Presidents, governors and directors … but the chair’s in charge

Directors from 8/12 Federal Reserve districts are now pushing for an increase in the discount rate. That includes the four regions whose presidents are full voting members of the FOMC for 2016 . The market is still only priced for a 50% chance of a rate hike by December, but the clamour from within the Federal Reserve system is now notably louder than at the same stage last year.

It doesn’t seem to have got much market attention, but yesterday saw the release of minutes from the Board of Governors discount rate meeting in July. As far as these things go, it is pretty interesting …

 

Due to arcane rules, the discount rate (i.e. the rate charged by the Federal Reserve system on its lending) is set by the Board of Governors whereas the Fed funds target rate is set by the broader FOMC. The directors of the regional Federal Reserve banks submit a request for the discount rate to be increased/decreased/maintained which is then evaluated by the Board of Governors. The presidents of four of those regional banks then vote alongside the Board of Governors at Federal Open Market Committee meetings...

 

Confused? Admittedly it is all a bit Byzantine with the distinction between governors, president and directors (with Janet Yellen presiding over it all as the chair).

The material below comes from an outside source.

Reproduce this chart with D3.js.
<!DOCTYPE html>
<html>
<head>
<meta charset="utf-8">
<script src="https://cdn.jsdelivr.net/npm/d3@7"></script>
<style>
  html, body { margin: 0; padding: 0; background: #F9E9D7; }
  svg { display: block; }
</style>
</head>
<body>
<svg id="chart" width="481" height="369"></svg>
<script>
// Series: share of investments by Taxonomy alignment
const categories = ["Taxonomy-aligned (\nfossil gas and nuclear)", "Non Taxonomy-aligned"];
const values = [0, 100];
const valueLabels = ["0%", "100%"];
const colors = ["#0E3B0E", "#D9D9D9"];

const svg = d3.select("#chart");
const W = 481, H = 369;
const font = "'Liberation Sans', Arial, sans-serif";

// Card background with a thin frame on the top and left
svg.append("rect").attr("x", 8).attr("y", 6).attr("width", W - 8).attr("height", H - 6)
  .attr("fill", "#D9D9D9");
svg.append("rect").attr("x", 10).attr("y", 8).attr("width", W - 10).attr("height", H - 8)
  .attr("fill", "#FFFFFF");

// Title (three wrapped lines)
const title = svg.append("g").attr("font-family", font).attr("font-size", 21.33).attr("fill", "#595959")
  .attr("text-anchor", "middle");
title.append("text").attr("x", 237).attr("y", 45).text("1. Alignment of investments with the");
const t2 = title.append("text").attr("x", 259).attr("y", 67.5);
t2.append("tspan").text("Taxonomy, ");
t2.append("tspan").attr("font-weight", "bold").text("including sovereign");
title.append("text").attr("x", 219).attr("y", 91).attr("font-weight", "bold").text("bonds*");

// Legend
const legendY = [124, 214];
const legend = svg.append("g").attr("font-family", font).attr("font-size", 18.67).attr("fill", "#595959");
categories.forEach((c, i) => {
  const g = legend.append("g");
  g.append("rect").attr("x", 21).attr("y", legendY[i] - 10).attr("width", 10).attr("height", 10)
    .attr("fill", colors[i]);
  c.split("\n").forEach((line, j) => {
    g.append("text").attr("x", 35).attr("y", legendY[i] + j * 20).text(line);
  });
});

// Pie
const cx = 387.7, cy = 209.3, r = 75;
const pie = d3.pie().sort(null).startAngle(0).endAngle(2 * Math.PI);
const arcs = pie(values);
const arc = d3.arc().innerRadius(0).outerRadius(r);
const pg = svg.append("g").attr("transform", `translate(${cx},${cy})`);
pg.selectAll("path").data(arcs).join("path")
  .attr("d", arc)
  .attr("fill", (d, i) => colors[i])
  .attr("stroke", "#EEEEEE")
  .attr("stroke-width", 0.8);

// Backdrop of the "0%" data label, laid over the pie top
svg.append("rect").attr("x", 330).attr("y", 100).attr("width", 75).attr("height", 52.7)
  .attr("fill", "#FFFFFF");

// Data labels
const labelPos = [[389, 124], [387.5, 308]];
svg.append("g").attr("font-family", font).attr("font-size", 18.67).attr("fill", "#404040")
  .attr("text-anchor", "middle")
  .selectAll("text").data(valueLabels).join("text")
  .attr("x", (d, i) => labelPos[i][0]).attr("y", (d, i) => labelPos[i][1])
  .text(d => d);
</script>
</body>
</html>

The market is only priced for a 50% chance of a rate hike by December, but the clamour from the Fed is now notably louder than at the same stage last year.

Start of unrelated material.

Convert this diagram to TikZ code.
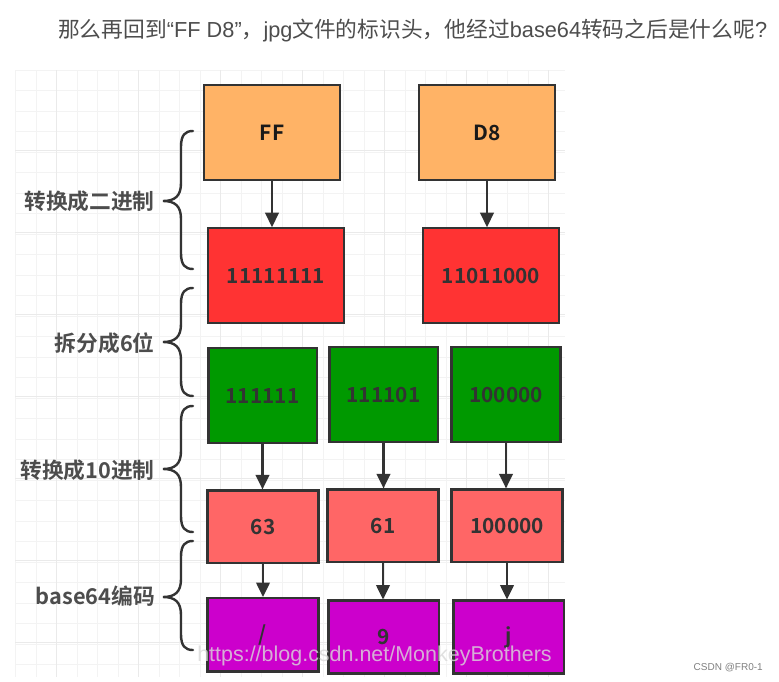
\documentclass[tikz,border=0pt]{standalone}
\usepackage{fontspec}
\setmainfont{Liberation Sans}
\newfontfamily\cjk{Noto Sans CJK SC}
\newfontfamily\cjkbold{Noto Sans CJK SC Bold}
\usetikzlibrary{arrows.meta}
\definecolor{inkgray}{HTML}{333333}
\definecolor{textgray}{HTML}{4D4D4D}
\definecolor{minorline}{HTML}{F3F3F3}
\definecolor{majorline}{HTML}{EAEAEA}
\definecolor{hexfill}{HTML}{FFB366}
\definecolor{binfill}{HTML}{FF3333}
\definecolor{sixfill}{HTML}{009900}
\definecolor{decfill}{HTML}{FF6666}
\definecolor{codefill}{HTML}{CC00CC}
\tikzset{
box/.style={draw=inkgray,line width=2pt,inner sep=0pt,text=inkgray,font=\cjkbold\fontsize{15.6}{15.6}\selectfont},
hexbox/.style={box,fill=hexfill,minimum width=102pt,minimum height=71.25pt,text=black!90},
binbox/.style={box,fill=binfill,minimum width=102pt,minimum height=71.25pt},
sixbox/.style={box,fill=sixfill,minimum width=81.5pt,minimum height=71.25pt},
decbox/.style={box,fill=decfill,minimum width=83pt,minimum height=54.5pt},
codebox/.style={box,fill=codefill,minimum width=83pt,minimum height=55pt},
steplabel/.style={anchor=east,inner sep=0pt,text=textgray,font=\cjkbold\fontsize{16.3}{16.3}\selectfont},
flow/.style={draw=inkgray,line width=2.2pt,-{Triangle[length=11pt,width=10pt]},shorten >=-0.5pt},
curly/.style={draw=inkgray,line width=1.8pt,line cap=round}
}
\newcommand{\curlybrace}[3]{
\draw[curly] (193,#1) .. controls (185,#1) and (181,#1+4) .. (181,#1+16)
-- (181,#2-18) .. controls (181,#2-5) and (175,#2) .. (163,#2)
.. controls (175,#2) and (181,#2+5) .. (181,#2+18)
-- (181,#3-16) .. controls (181,#3-4) and (185,#3) .. (193,#3);
}
\begin{document}
\begin{tikzpicture}[x=0.75pt,y=-0.75pt]
\useasboundingbox (0,0) rectangle (779,682);
\fill[white] (0,0) rectangle (779,682);
\foreach \i in {0,...,26} \draw[minorline,line width=0.6pt] (15.7+20.5*\i,70) -- (15.7+20.5*\i,677);
\foreach \j in {0,...,29} \draw[minorline,line width=0.6pt] (15,70+20.5*\j) -- (565,70+20.5*\j);
\foreach \i in {0,...,6} \draw[majorline,line width=0.6pt] (56.7+82*\i,70) -- (56.7+82*\i,677);
\foreach \j in {0,...,6} \draw[majorline,line width=0.6pt] (15,150.7+82*\j) -- (565,150.7+82*\j);

\node[anchor=west,inner sep=0pt,text=textgray,font=\fontsize{16.3}{16.3}\selectfont] (title) at (58,31)
{\cjk 那么再回到\rmfamily “FF D8”\cjk ，\rmfamily jpg\cjk 文件的标识头，他经过\rmfamily base64\cjk 转码之后是什么呢\rmfamily ?};

\node[hexbox] (ff) at (272,132.5) {FF};
\node[hexbox] (d8) at (487,132.5) {D8};
\node[binbox] (binff) at (276,275.5) {11111111};
\node[binbox] (bind8) at (491,275.5) {11011000};
\node[sixbox] (sixa) at (262.5,395.5) {111111};
\node[sixbox] (sixb) at (383.5,394.5) {111101};
\node[sixbox] (sixc) at (506,394.5) {100000};
\node[decbox] (deca) at (263,526.5) {63};
\node[decbox] (decb) at (383,525.5) {61};
\node[decbox] (decc) at (507,525.5) {100000};
\node[codebox] (codea) at (263,634.5) {\raisebox{-2pt}{/}};
\node[codebox] (codeb) at (383.5,637) {9};
\node[codebox] (codec) at (508.5,637) {j};

\draw[flow] (ff.south) -- (ff.south |- binff.north);
\draw[flow] (d8.south) -- (d8.south |- bind8.north);
\draw[flow] (sixa.south) -- (sixa.south |- deca.north);
\draw[flow] (sixb.south) -- (sixb.south |- decb.north);
\draw[flow] (sixc.south) -- (sixc.south |- decc.north);
\draw[flow] (deca.south) -- (deca.south |- codea.north);
\draw[flow] (decb.south) -- (decb.south |- codeb.north);
\draw[flow] (decc.south) -- (decc.south |- codec.north);

\curlybrace{131}{201}{269}
\curlybrace{288}{342}{396}
\curlybrace{406}{469}{532}
\curlybrace{541}{597}{650}

\node[steplabel] (tobin) at (155,201) {转换成二进制};
\node[steplabel] (split) at (155,343) {拆分成6位};
\node[steplabel] (todec) at (155,470) {转换成10进制};
\node[steplabel] (encode) at (155,596) {base64编码};

\node[anchor=west,inner sep=0pt,text=black!15,opacity=0.8,font=\fontsize{16.1}{16.1}\selectfont] (mark) at (197,656) {https://blog.csdn.net/MonkeyBrothers};
\node[anchor=east,inner sep=0pt,text=black!50,font=\fontsize{7.5}{7.5}\selectfont] (csdn) at (763,668) {CSDN @FR0-1};
\end{tikzpicture}
\end{document}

The main thing you need to know is that the directors from 8/12 districts are now pushing for an increase in the discount rate. That includes the four districts whose presidents are full voting members of the FOMC for 2016 (i.e. St Louis, Kansas, Cleveland and Boston). The market is still only priced for a 50% chance of a rate hike by December, but the clamour from within the Federal Reserve system is now notably louder than at the same stage last year.

 

While not a racing certainty, we think that another rate hike by the end of the year is likely and are positioned accordingly. All else equal, this could be associated with another potentially destabilising bout of US dollar strength before the year is out.